*SUPPLIED INFORMATION*:
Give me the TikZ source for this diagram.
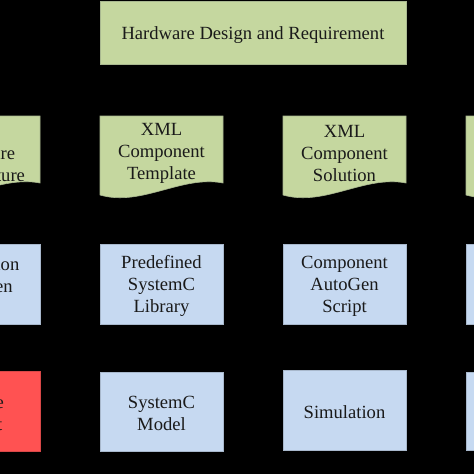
\documentclass[tikz,border=0pt]{standalone}
\usepackage{fontspec}
\setmainfont{Liberation Serif}
\definecolor{boxgreen}{HTML}{C5D79F}
\definecolor{edgegreen}{HTML}{A9B890}
\definecolor{boxblue}{HTML}{C6D9F1}
\definecolor{edgeblue}{HTML}{A8B8CC}
\definecolor{boxred}{HTML}{FF5252}
\definecolor{edgered}{HTML}{D84848}
\definecolor{ink}{HTML}{1A1A1A}
\begin{document}
\begin{tikzpicture}[x=1pt,y=-1pt,
  txt/.style={font=\fontsize{18.6}{22}\selectfont, text=ink, align=center, inner sep=0pt},
  boxbase/.style={line width=0.6pt, minimum width=123pt, minimum height=80pt, inner sep=0pt},
  greenbox/.style={boxbase, fill=boxgreen, draw=edgegreen},
  bluebox/.style={boxbase, fill=boxblue, draw=edgeblue},
  redbox/.style={boxbase, fill=boxred, draw=edgered},
  docpath/.style={fill=boxgreen, draw=edgegreen, line width=0.6pt},
  conn/.style={draw=black, line width=1pt, -latex}]
\useasboundingbox (0,0) rectangle (474,474);
\fill[black] (0,0) rectangle (474,474);
\clip (0,0) rectangle (474,474);
% top box
\node[greenbox, minimum width=306pt, minimum height=63pt] (hw) at (253,32.5) {};
\node[txt] (hwt) at (253,35) {Hardware Design and Requirement};
% document shapes, row 2
\foreach \c in {-21.5,161.5,344.5,527.5}{
  \path[docpath] (\c-61.5,116) -- (\c+61.5,116) -- (\c+61.5,183)
     .. controls (\c+20,175) and (\c-20,207) .. (\c-61.5,195) -- cycle;
}
\node[txt] (arch) at (-21.5,164) {Hardware\\Architecture};
\node[txt] (tmpl) at (161.5,153) {XML\\Component\\Template};
\node[txt] (sol) at (344.5,153) {XML\\Component\\Solution};
\coordinate (solb) at (344.5,192);
% row 3
\node[bluebox] (gen) at (-21.5,284) {};
\node[txt] at (-21.5,286) {Simulation\\AutoGen\\Tool};
\node[bluebox] (lib) at (161.5,284) {};
\node[txt] at (161.5,286) {Predefined\\SystemC\\Library};
\node[bluebox] (script) at (344.5,284) {};
\node[txt] at (344.5,286) {Component\\AutoGen\\Script};
\node[bluebox] (r3c4) at (527.5,284) {};
% row 4
\node[redbox] (res) at (-21.5,411.5) {};
\node[txt] at (-21.5,413.5) {Profile\\Result};
\node[bluebox, minimum height=79pt] (model) at (161.5,411.5) {};
\node[txt] at (161.5,413.5) {SystemC\\Model};
\node[bluebox] (sim) at (344.5,410) {};
\node[txt] at (344.5,412) {Simulation};
\node[bluebox, minimum height=78pt] (r4c4) at (527.5,411) {};
% connectors (black, as in the reference)
\draw[conn] (solb) -- (script.north);
\draw[conn, shorten <=2pt] (lib.south) -- (model.north);
\end{tikzpicture}
\end{document}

*EXERCISE REQUIREMENTS*: Return the material exactly as given, apart from the pictures.

*EXERCISE ANSWER*:
Give me the TikZ source for this diagram.
\documentclass[tikz,border=0pt]{standalone}
\usepackage{fontspec}
\setmainfont{Liberation Serif}
\definecolor{boxgreen}{HTML}{C5D79F}
\definecolor{edgegreen}{HTML}{A9B890}
\definecolor{boxblue}{HTML}{C6D9F1}
\definecolor{edgeblue}{HTML}{A8B8CC}
\definecolor{boxred}{HTML}{FF5252}
\definecolor{edgered}{HTML}{D84848}
\definecolor{ink}{HTML}{1A1A1A}
\begin{document}
\begin{tikzpicture}[x=1pt,y=-1pt,
  txt/.style={font=\fontsize{18.6}{22}\selectfont, text=ink, align=center, inner sep=0pt},
  boxbase/.style={line width=0.6pt, minimum width=123pt, minimum height=80pt, inner sep=0pt},
  greenbox/.style={boxbase, fill=boxgreen, draw=edgegreen},
  bluebox/.style={boxbase, fill=boxblue, draw=edgeblue},
  redbox/.style={boxbase, fill=boxred, draw=edgered},
  docpath/.style={fill=boxgreen, draw=edgegreen, line width=0.6pt},
  conn/.style={draw=black, line width=1pt, -latex}]
\useasboundingbox (0,0) rectangle (474,474);
\fill[black] (0,0) rectangle (474,474);
\clip (0,0) rectangle (474,474);
% top box
\node[greenbox, minimum width=306pt, minimum height=63pt] (hw) at (253,32.5) {};
\node[txt] (hwt) at (253,35) {Hardware Design and Requirement};
% document shapes, row 2
\foreach \c in {-21.5,161.5,344.5,527.5}{
  \path[docpath] (\c-61.5,116) -- (\c+61.5,116) -- (\c+61.5,183)
     .. controls (\c+20,175) and (\c-20,207) .. (\c-61.5,195) -- cycle;
}
\node[txt] (arch) at (-21.5,164) {Hardware\\Architecture};
\node[txt] (tmpl) at (161.5,153) {XML\\Component\\Template};
\node[txt] (sol) at (344.5,153) {XML\\Component\\Solution};
\coordinate (solb) at (344.5,192);
% row 3
\node[bluebox] (gen) at (-21.5,284) {};
\node[txt] at (-21.5,286) {Simulation\\AutoGen\\Tool};
\node[bluebox] (lib) at (161.5,284) {};
\node[txt] at (161.5,286) {Predefined\\SystemC\\Library};
\node[bluebox] (script) at (344.5,284) {};
\node[txt] at (344.5,286) {Component\\AutoGen\\Script};
\node[bluebox] (r3c4) at (527.5,284) {};
% row 4
\node[redbox] (res) at (-21.5,411.5) {};
\node[txt] at (-21.5,413.5) {Profile\\Result};
\node[bluebox, minimum height=79pt] (model) at (161.5,411.5) {};
\node[txt] at (161.5,413.5) {SystemC\\Model};
\node[bluebox] (sim) at (344.5,410) {};
\node[txt] at (344.5,412) {Simulation};
\node[bluebox, minimum height=78pt] (r4c4) at (527.5,411) {};
% connectors (black, as in the reference)
\draw[conn] (solb) -- (script.north);
\draw[conn, shorten <=2pt] (lib.south) -- (model.north);
\end{tikzpicture}
\end{document}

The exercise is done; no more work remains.